(concurring specially).
Agreeing with the reasoning of and the result announced in the opinion, I concur fully in it. In order, however, to pinpoint more precisely my reasons for disagreement with the appellee’s opposed view, I desire to state categorically that I agree with appellee that “Where it is reasonably certain that if a thing is negligently manufactured [or constructed] * * * that life and limb will be placed in danger, a duty of care exists even in the absence of privity and liability results in the case of persons injured by reason of such negligent construction * * * ”, but this agreement must be qualified by adding thereto these words from Judge Cardozo’s opinion in MacPherson v. Buick Motor Co., 217 N.Y. 382, 111 N.E. 1050, 1053, L.R.A. 1916F., 696:
“It is possible to use almost anything in a way that will make it dangerous if defective. That is not enough to charge the manufacturer with a duty independent of a contract * * *. If danger was to be expected as reasonably certain, there was a duty of vigilance, and this whether you call the danger inherent or imminent.” (emphasis supplied.)
My difference with appellee arises, therefore, not out of the general statement or application of the rule but out of the state of the evidence here to which he seeks to apply it. In short, it seems clear to me beyond any question that under the evidence in this case, taken, as it must be, most favorably for the plaintiff, the jury could not reasonably find that the defendant had been proven negligent under the invoked rule.
Our attention has been called to no legislative enactment or decision of the State of Alabama which determines that the evidence here presented establishes a violation of the rule. The American Law Institute Restatement of the Law of Torts, Sec. 285, states the rule applicable here as follows:
“The standard of conduct of a reasonable man * * * (b) may be applied to the facts of the case by the trial judge or the jury, if there be no such legislative enactment or judicial decision.”

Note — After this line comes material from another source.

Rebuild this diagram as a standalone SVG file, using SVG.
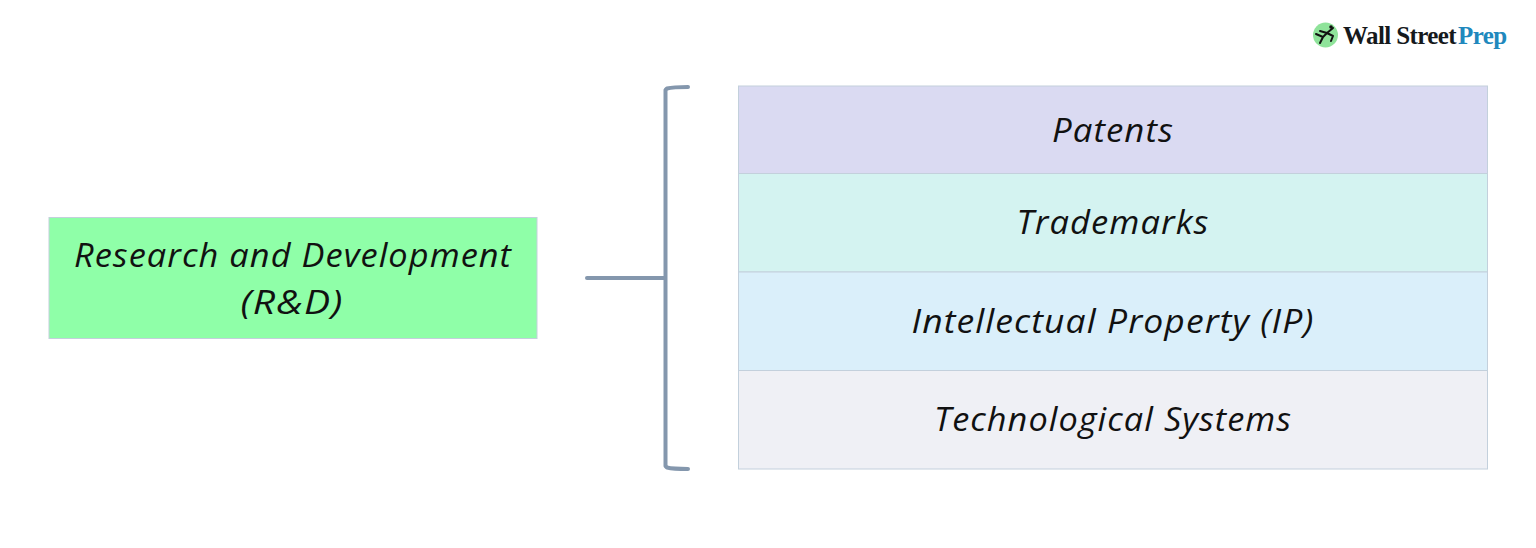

and in the comment which follows the section quoted, it is said:
“(e) Function of trial court. If there is no legislative enactment covering the circumstances of a particular case and there is no decision of an appellate court which establishes whether particular conduct is or is not negligent, a trial judge may withdraw a case from a jury whenever the jury could not reasonably find the defendant’s conduct to be negligent.”
As I understand it, the rule stated in the Restatement is the same in substance as the general rule in Alabama and in the Federal Courts concerning motions for directed verdicts. Under the proof in this case, considered from the standpoint as well of what the evidence failed to show as to what it did show, it seems quite clear that the jury could not reasonably have found: (1) that “danger was *420to be expected as reasonably certain” so as to bring the contractor within the rule imposing a duty of vigilance with respect to the particular length of particular screws to be used in the door handle; and (2) that if there was such a duty of vigilance, the contractor failed to discharge that duty. I know that it has become the fashion in some quarters to consider that a trial by jury means a trial by jury alone in which the jury determines not only what the facts are but whether they are sufficient as matter of law to make out a case. This is not yet the rule in the State Courts of Alabama, nor is it the rule in the Federal Courts of that state and this circuit.